[Given request]: From the entries below, gather every line containing the string "matplotlib".

Entries with chart source code:

----

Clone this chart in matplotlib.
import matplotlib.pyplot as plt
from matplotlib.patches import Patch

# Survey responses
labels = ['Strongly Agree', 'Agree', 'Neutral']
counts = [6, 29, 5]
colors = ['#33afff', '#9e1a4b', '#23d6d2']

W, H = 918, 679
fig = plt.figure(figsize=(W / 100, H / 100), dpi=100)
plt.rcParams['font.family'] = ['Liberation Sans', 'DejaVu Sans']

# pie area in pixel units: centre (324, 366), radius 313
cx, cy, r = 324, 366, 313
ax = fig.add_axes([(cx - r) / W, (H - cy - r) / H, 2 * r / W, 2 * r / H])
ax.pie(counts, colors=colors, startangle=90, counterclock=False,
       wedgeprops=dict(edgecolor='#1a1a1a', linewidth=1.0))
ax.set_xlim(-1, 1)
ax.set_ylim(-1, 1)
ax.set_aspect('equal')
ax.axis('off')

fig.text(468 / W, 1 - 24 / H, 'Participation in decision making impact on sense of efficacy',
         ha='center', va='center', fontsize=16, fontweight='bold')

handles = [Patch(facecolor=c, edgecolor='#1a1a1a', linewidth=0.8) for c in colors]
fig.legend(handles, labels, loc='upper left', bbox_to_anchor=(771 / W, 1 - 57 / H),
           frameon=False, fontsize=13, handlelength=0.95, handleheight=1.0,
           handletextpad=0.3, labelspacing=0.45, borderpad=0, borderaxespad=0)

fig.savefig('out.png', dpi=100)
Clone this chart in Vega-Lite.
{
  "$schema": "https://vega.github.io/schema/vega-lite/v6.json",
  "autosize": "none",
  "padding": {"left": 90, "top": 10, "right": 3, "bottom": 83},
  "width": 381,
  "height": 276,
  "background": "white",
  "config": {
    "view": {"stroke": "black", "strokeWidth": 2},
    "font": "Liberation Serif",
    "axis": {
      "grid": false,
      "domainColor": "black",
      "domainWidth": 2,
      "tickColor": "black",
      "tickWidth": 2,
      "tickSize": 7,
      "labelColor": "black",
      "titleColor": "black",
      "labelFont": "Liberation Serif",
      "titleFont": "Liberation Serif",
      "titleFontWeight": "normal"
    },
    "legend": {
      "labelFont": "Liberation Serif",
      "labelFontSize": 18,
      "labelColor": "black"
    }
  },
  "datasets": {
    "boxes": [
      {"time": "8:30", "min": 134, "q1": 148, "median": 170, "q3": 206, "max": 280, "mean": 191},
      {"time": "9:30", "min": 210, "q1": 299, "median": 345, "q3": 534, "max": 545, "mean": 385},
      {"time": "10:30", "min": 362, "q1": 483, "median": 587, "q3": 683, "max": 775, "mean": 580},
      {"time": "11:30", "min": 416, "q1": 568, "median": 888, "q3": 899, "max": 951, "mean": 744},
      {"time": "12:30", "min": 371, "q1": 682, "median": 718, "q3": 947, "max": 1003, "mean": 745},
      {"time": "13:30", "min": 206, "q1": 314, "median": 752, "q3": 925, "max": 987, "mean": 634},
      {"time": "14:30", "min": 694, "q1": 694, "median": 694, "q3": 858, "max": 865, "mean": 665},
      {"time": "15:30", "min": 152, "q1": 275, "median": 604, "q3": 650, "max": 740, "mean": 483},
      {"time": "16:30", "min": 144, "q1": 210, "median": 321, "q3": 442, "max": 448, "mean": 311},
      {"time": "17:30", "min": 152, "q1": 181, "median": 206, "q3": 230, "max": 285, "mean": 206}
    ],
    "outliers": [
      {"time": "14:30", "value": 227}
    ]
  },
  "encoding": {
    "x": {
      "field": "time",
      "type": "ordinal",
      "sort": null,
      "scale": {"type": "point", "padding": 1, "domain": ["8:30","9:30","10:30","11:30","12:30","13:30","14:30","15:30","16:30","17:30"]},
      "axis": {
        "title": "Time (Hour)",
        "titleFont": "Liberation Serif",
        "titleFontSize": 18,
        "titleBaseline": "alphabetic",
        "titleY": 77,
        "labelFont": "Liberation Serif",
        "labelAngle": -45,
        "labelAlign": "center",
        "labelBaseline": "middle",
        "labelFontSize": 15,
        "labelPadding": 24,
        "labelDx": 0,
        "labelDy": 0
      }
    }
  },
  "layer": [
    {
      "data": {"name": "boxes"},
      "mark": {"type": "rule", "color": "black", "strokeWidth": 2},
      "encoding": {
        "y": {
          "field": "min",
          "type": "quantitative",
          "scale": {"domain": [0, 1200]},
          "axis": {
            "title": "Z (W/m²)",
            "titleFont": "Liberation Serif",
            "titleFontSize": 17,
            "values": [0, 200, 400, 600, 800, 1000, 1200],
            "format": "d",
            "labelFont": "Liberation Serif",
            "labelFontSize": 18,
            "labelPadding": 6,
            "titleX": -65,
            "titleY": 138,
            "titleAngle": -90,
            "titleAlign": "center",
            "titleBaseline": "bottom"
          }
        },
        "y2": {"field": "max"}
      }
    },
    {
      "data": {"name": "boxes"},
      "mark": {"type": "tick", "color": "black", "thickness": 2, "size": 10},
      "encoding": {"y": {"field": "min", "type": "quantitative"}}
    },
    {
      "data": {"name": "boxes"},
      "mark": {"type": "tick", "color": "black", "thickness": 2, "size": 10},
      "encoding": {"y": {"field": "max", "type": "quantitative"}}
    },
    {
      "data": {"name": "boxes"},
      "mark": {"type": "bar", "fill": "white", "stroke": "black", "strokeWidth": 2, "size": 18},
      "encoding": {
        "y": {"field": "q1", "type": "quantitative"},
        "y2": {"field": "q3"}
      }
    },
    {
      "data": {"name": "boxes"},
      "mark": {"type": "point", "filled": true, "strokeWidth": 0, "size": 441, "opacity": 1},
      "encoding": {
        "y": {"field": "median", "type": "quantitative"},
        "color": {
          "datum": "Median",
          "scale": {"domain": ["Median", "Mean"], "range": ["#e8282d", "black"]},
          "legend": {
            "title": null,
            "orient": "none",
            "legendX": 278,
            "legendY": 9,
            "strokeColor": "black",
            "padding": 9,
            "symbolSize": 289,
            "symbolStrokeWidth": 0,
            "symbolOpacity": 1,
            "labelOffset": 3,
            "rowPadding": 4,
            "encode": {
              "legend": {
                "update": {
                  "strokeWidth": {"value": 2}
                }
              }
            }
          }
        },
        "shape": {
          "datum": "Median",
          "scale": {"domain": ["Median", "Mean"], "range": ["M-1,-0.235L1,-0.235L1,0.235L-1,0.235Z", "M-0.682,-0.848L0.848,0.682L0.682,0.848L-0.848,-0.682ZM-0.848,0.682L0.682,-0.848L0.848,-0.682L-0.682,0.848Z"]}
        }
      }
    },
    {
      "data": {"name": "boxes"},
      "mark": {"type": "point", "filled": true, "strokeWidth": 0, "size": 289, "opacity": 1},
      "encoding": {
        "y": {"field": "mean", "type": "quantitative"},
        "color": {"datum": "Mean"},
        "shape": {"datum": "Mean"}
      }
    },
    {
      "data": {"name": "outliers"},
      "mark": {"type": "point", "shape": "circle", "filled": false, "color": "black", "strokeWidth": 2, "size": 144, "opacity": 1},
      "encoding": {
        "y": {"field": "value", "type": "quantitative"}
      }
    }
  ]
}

----

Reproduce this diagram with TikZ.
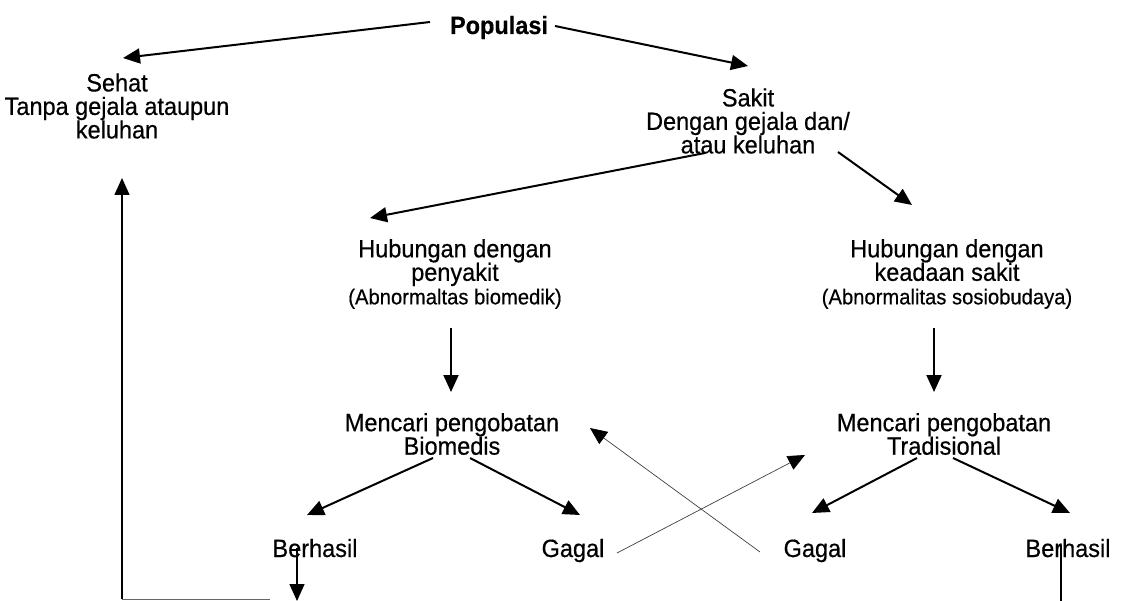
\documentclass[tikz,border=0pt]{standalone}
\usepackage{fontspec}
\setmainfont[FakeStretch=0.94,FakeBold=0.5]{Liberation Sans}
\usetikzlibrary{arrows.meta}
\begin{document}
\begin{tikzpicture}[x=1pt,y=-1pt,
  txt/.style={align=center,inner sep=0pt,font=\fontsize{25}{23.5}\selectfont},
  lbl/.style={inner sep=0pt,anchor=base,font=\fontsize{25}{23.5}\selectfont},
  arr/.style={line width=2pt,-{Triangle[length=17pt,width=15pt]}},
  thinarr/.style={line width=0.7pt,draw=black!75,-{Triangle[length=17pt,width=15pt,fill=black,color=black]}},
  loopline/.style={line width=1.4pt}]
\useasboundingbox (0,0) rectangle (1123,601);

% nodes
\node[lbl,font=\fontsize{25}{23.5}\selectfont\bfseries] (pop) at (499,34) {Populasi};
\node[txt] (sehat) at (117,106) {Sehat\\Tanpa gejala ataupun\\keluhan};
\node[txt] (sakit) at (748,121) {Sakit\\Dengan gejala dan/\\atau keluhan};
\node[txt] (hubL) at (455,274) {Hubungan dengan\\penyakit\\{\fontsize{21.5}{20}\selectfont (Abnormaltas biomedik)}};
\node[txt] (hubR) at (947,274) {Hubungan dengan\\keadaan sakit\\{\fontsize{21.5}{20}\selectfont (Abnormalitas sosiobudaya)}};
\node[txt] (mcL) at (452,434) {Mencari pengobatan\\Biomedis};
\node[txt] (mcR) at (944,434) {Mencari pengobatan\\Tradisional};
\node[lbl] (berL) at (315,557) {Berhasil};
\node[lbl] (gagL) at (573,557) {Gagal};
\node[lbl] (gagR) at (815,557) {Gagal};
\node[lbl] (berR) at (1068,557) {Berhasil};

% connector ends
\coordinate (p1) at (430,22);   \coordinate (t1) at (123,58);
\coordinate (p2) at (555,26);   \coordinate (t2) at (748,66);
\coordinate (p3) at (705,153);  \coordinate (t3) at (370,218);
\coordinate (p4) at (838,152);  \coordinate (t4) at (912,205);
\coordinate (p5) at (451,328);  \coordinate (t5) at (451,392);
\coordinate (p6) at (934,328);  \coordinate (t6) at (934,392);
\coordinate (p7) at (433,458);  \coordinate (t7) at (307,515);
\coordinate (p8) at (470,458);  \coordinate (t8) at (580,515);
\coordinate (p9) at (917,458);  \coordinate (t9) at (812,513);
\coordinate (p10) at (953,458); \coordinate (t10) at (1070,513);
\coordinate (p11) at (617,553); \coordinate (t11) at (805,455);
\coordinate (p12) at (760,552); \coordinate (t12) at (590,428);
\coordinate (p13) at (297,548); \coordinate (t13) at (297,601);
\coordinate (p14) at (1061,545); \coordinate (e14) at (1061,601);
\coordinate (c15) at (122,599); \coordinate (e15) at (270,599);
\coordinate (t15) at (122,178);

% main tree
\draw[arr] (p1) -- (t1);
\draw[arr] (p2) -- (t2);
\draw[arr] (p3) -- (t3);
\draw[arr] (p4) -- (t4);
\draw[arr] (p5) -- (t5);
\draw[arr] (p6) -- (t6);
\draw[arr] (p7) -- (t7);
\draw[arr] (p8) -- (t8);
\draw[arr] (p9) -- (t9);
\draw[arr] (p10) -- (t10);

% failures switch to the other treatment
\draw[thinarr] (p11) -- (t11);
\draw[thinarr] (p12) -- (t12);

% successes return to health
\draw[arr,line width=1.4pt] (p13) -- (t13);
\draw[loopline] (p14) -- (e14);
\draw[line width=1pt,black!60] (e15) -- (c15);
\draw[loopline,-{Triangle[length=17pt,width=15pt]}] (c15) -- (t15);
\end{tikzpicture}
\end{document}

----

[Reply]:
Clone this chart in matplotlib.
import matplotlib.pyplot as plt
from matplotlib.patches import Patch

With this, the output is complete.